One of our favorite VC firms to work with is True Ventures. I’ve made many investments over the years with both Jon Callaghan and Tony Conrad, and I love being a co-investor with them.
Recently, Tony told me a great Jon Callaghan quote.
“Money Doesn’t Solve Problems. People Solve Problems.”
I’ve learned this lesson 7,345,123 times.
Every successful company I’ve been involved in had a least one near-death experience. Most of the successful companies I’ve been involved with have had at least one stall period, where growth slowed dramatically for some time. Lots of successful companies I’ve been involved in were tight on cash for extended periods. Some successful companies I’ve been involved in looked like they were doing well if you looked at their top line revenue and growth numbers, but were a disaster below the surface.
Note that I repeated “successful companies I’ve been involved in” for each sentence. Each of these companies that I’m referring to ultimately were successful. I’m separating them from companies I was involved in that failed.
In all of these cases, Jon’s statement is correct. The solution was not to throw money at the company and hope things at the company got better. Instead, the successful companies had a functional leadership team and board that was able to figure out the problems and solve them. While the issues often included some members of the leadership team (including occasionally the CEO), in each case, it required focusing on what wasn’t working, where the problems were, and taking aggressive and decisive action to address them.
Assuming the people addressing the issues were the right people, and the extended team (management and board) focused on the correct problems, and then the team gave each other enough time to see whether or not what they were doing addressed the issues, more often than not things ended up in a happy place. While sometimes the issues were intractable, or the dynamics between the people were ineffective, most of the time the focus on people solving the problems resulted in spending less money.

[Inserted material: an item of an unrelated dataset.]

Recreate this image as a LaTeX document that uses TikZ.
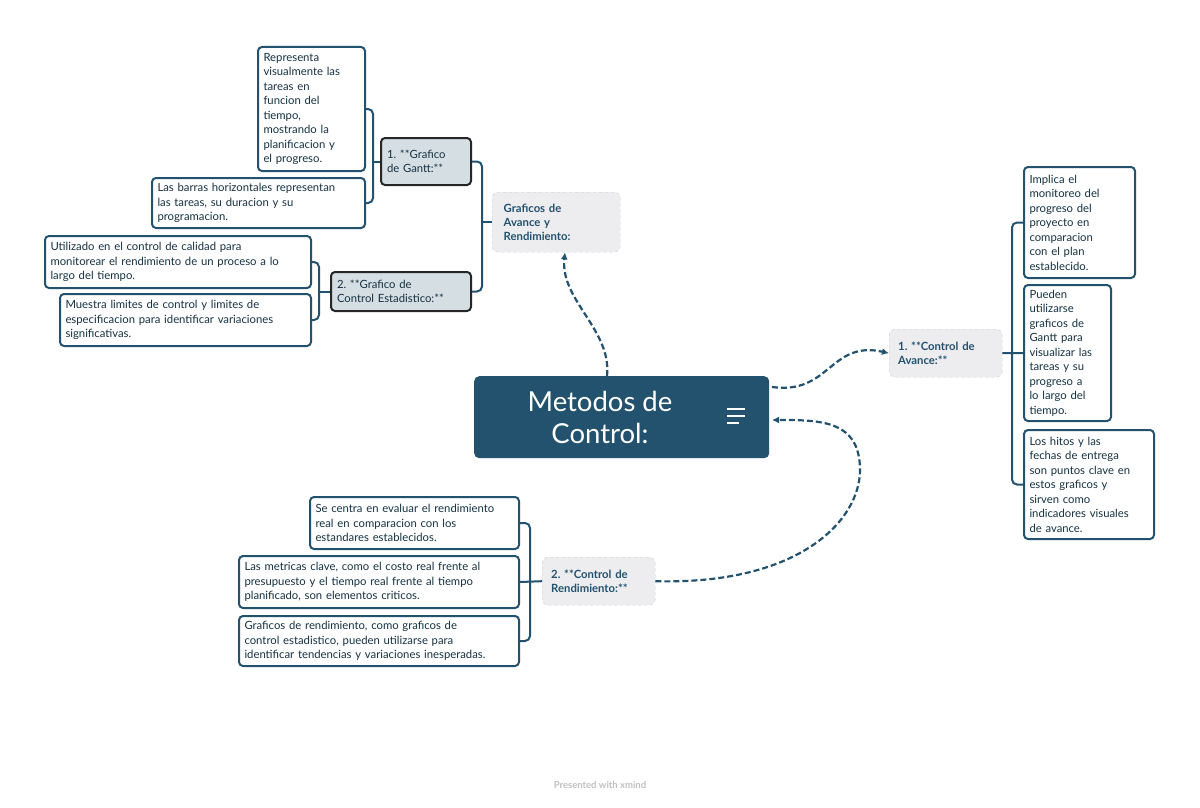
\documentclass[tikz,border=0pt]{standalone}
\usepackage{fontspec}
\setmainfont{Lato}
\frenchspacing
\usetikzlibrary{arrows.meta,calc}
\definecolor{dk}{HTML}{23526E}
\definecolor{lg}{HTML}{EDECEF}
\definecolor{gb}{HTML}{D5DEE3}
\tikzset{
 leaf/.style={draw=dk,line width=2pt,rounded corners=4pt,fill=white,anchor=north west,inner xsep=5pt,inner ysep=2pt,align=left,font=\fontsize{11.3}{14.5}\selectfont,text=dk!60!black},
 sub/.style={leaf,draw=black!85,fill=gb,font=\fontsize{11.3}{14}\selectfont},
 topic/.style={fill=lg,draw=lg!85!black,dashed,line width=0.4pt,rounded corners=6pt,anchor=north west,inner xsep=9pt,align=left,font=\bfseries\fontsize{11.3}{14}\selectfont,text=dk},
 br/.style={draw=dk,line width=2pt,rounded corners=5pt},
 dsh/.style={draw=dk,line width=2.2pt,dash pattern=on 6pt off 3pt,-{Latex[length=7pt,width=7pt]}}
}
\begin{document}
\begin{tikzpicture}[x=1pt,y=-1pt]
\useasboundingbox (0,0) rectangle (1200,808);
% central
\node[fill=dk,rounded corners=5pt,minimum width=295,minimum height=82,anchor=north west] (c) at (474,376) {};
\node[text=white,align=center,font=\fontsize{27.5}{32}\selectfont] (ct) at (600,417) {Metodos de\\Control:};
\draw[white,line width=1.6pt] (727,409)--(745,409) (727,416)--(745,416) (727,423)--(739,423);
% topics
\node[topic,minimum width=128,minimum height=60,text width=105] (ga) at (492,192) {Graficos de\\Avance y\\Rendimiento:};
\node[topic,minimum width=113,minimum height=48,text width=95] (ca) at (889,329) {1. **Control de\\Avance:**};
\node[topic,minimum width=112,minimum height=48,text width=95] (cr) at (542,557) {2. **Control de\\Rendimiento:**};
% subs
\node[sub,minimum width=90,minimum height=47,text width=78] (gt) at (380,137) {1. **Grafico\\de Gantt:**};
\node[sub,minimum width=140,minimum height=39,text width=128] (ge) at (330,271) {2. **Grafico de\\Control Estadistico:**};
% leaves
\node[leaf,minimum width=107,minimum height=124,text width=96] (l1) at (257,46) {Representa\\visualmente las\\tareas en\\funcion del\\tiempo,\\mostrando la\\planificacion y\\el progreso.};
\node[leaf,minimum width=213,minimum height=50,text width=202] (l2) at (151,177) {Las barras horizontales representan\\las tareas, su duracion y su\\programacion.};
\node[leaf,minimum width=266,minimum height=52,text width=255] (l3) at (44,235) {Utilizado en el control de calidad para\\monitorear el rendimiento de un proceso a lo\\largo del tiempo.};
\node[leaf,minimum width=251,minimum height=52,text width=240] (l4) at (59,293) {Muestra limites de control y limites de\\especificacion para identificar variaciones\\significativas.};
\node[leaf,minimum width=111,minimum height=111,text width=100] (r1) at (1023,166) {Implica el\\monitoreo del\\progreso del\\proyecto en\\comparacion\\con el plan\\establecido.};
\node[leaf,minimum width=87,minimum height=136,text width=76] (r2) at (1023,284) {Pueden\\utilizarse\\graficos de\\Gantt para\\visualizar las\\tareas y su\\progreso a\\lo largo del\\tiempo.};
\node[leaf,minimum width=130,minimum height=109,text width=119] (r3) at (1023,429) {Los hitos y las\\fechas de entrega\\son puntos clave en\\estos graficos y\\sirven como\\indicadores visuales\\de avance.};
\node[leaf,minimum width=209,minimum height=52,text width=198] (b1) at (309,496) {Se centra en evaluar el rendimiento\\real en comparacion con los\\estandares establecidos.};
\node[leaf,minimum width=280,minimum height=52,text width=269] (b2) at (238,555) {Las metricas clave, como el costo real frente al\\presupuesto y el tiempo real frente al tiempo\\planificado, son elementos criticos.};
\node[leaf,minimum width=280,minimum height=50,text width=269] (b3) at (238,615) {Graficos de rendimiento, como graficos de\\control estadistico, pueden utilizarse para\\identificar tendencias y variaciones inesperadas.};
% brackets
\coordinate (j1) at (373,160);
\draw[br] (l1.east) -| (j1) |- (l2.east);
\draw[br] (gt.west -| j1) -- (gt.west);
\coordinate (j2) at (482,222);
\draw[br] (gt.east) -| (j2) |- (ge.east);
\draw[br] (ga.west -| j2) -- (ga.west);
\coordinate (j3) at (319,290);
\draw[br] (l3.east) -| (j3) |- (l4.east);
\draw[br] (ge.west -| j3) -- (ge.west);
\coordinate (j4) at (1012,353);
\draw[br] (r1.west) -| (j4) |- (r3.west);
\draw[br] (ca.east) -- (r2.west);
\coordinate (j5) at (530,581);
\draw[br] (b1.east) -| (j5) |- (b3.east);
\draw[br] (b2.east) -- (cr.west);
% dashed connectors
\coordinate (ctop) at (607,376);
\draw[dsh] (ctop) .. controls (612,330) and (560,300) .. (ga.south -| 565,0);
\coordinate (cr1) at (772,387);
\draw[dsh] (cr1) .. controls (830,395) and (830,340) .. (ca.west);
\coordinate (cr2) at (772,420);
\draw[dsh] (cr.east) .. controls (800,585) and (860,520) .. (860,470) .. controls (860,420) and (820,420) .. (cr2);
\node[text=black!25,font=\bfseries\fontsize{9.5}{11}\selectfont] (ft) at (600,785) {Presented with xmind};
\end{tikzpicture}
\end{document}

I have a corollary to Jon’s statement which is: “When things break or stall, slow down your spending.” The momentum of growth often results in expense growth regardless of what is happening in the rest of the business. A lot of this expense growth is headcount but also includes a substantial (and often surprisingly large) mix of variable and discretionary spending. While cutting headcount can be part of the approach, taking a hard look at all expenses, eliminating what is unnecessary or ineffective, and communicating clearly with everyone in the company, can often have an immediate and dramatic impact.
It’s scary to tell everyone in the company exactly what is going on when you are in distress. We recently had a long thread on our CEO list titled Surfacing runway: yes or no? It was brilliant and full of great examples, but one, from a company that had stalled but then went on to be extremely successful, stood out to me. The CEO of that company said that during their stall period:
We shared with all employees both income statement and balance sheet (including cash position) to make clear that we needed to better control our expenses so that we could control our own destiny re runway (it was also in context of decelerating growth rate – our rule of 40 was in the teens). We slowed hiring considerably and created programs called “Save to Reinvest” to drive home a sense of fiscal discipline. We showed the company at each monthly All Hands how the financials were changing from our collective activities.
The solution here was people. Not money. Like it usually is.